▸ WHAT THE TASK ASKS: Repeat only the lines below that run from the line with "Rebuild this chart" to the line with "head_angle_deg = 15", ends included; skip every picture.

Start of TASK MATERIAL

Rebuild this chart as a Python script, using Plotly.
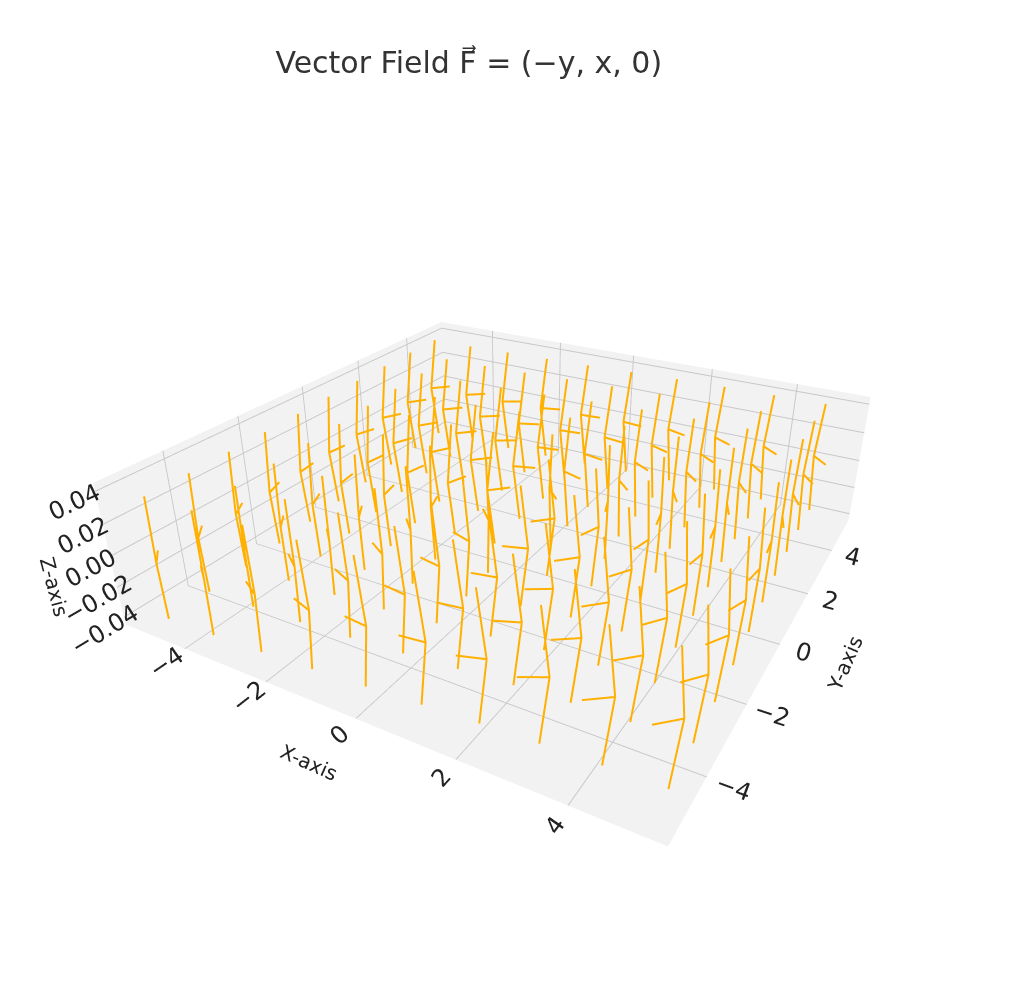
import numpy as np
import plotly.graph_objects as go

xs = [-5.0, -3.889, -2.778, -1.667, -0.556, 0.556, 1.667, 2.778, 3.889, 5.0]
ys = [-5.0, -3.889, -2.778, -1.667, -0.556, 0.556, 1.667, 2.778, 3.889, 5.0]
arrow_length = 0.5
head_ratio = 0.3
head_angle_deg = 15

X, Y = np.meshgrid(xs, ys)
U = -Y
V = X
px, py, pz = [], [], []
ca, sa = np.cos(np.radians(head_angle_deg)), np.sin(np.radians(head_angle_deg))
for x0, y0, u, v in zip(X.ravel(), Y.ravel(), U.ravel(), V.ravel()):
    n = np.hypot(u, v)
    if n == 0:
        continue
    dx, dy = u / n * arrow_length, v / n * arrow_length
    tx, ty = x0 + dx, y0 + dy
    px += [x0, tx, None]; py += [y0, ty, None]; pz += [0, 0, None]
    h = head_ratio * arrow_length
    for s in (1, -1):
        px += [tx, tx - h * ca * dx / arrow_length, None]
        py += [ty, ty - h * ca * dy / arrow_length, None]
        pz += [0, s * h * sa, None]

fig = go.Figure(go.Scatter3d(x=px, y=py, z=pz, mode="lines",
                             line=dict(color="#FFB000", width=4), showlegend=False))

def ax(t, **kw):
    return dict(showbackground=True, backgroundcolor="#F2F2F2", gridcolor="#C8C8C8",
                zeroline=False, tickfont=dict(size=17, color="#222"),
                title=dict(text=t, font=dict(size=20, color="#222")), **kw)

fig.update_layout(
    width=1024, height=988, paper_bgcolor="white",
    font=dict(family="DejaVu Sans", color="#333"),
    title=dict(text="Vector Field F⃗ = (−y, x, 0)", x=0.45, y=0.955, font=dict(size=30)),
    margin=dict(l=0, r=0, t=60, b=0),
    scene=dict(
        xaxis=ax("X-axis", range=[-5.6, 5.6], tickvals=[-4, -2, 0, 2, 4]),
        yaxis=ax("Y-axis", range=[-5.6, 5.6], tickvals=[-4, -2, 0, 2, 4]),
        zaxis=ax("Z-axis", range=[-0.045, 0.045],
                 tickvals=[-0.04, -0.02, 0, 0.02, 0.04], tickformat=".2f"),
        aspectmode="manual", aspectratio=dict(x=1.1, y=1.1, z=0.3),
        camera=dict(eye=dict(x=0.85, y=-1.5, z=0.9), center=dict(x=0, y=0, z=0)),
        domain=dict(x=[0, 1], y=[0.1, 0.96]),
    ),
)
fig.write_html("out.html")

End of TASK MATERIAL
Start of TASK MATERIAL

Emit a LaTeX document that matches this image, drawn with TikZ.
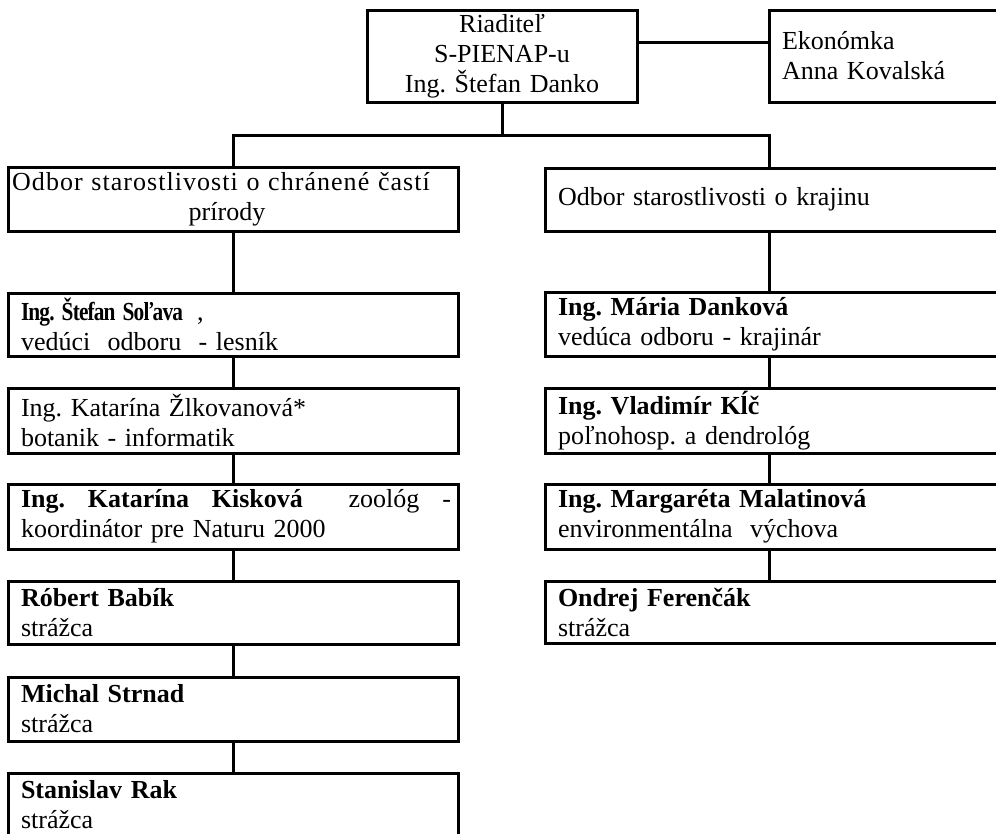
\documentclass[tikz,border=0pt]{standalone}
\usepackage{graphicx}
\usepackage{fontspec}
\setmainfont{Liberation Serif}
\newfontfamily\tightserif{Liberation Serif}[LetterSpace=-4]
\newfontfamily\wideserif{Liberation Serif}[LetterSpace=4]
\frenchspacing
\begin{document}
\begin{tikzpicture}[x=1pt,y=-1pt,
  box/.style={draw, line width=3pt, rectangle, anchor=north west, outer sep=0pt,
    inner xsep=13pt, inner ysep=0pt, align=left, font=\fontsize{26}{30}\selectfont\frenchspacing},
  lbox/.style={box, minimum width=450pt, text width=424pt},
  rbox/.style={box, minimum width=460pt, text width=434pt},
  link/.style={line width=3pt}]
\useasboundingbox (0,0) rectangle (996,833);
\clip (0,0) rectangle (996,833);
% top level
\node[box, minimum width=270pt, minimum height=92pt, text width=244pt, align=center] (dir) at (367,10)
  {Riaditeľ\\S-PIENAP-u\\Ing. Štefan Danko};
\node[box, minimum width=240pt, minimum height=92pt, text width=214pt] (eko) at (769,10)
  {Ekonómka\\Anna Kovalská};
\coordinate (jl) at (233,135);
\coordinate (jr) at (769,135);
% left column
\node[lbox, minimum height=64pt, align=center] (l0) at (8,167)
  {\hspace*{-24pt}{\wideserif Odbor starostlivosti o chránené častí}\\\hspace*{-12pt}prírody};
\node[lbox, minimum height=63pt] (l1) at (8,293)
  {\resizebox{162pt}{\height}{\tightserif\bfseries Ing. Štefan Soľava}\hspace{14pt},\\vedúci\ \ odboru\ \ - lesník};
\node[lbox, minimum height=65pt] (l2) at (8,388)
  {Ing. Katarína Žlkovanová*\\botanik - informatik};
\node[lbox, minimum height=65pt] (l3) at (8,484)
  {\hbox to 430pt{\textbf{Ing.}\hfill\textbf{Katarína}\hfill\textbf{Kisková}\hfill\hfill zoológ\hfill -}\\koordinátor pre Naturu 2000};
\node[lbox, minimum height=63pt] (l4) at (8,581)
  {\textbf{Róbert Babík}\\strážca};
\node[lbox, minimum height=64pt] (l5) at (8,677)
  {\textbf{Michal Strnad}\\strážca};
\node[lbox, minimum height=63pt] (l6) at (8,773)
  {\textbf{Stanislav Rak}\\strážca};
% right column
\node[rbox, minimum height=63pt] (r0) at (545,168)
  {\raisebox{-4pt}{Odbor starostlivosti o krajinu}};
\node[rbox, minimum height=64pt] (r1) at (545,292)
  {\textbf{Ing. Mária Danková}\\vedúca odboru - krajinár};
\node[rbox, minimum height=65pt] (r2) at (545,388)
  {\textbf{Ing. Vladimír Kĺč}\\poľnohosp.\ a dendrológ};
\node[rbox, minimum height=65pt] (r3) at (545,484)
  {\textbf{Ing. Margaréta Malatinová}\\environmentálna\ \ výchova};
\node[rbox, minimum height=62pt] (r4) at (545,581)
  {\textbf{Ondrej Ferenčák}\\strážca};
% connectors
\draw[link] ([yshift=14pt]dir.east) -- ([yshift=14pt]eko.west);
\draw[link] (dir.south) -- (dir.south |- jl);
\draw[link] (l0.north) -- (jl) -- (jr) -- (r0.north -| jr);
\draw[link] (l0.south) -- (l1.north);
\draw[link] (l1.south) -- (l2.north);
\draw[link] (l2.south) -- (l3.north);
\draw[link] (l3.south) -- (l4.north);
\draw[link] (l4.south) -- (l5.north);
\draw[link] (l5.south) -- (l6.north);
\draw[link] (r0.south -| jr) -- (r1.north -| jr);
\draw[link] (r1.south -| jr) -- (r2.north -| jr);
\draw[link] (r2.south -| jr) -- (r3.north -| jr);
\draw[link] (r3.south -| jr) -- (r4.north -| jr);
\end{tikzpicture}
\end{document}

End of TASK MATERIAL

▸ EXERCISE OUTPUT:
Rebuild this chart as a Python script, using Plotly.
import numpy as np
import plotly.graph_objects as go

xs = [-5.0, -3.889, -2.778, -1.667, -0.556, 0.556, 1.667, 2.778, 3.889, 5.0]
ys = [-5.0, -3.889, -2.778, -1.667, -0.556, 0.556, 1.667, 2.778, 3.889, 5.0]
arrow_length = 0.5
head_ratio = 0.3
head_angle_deg = 15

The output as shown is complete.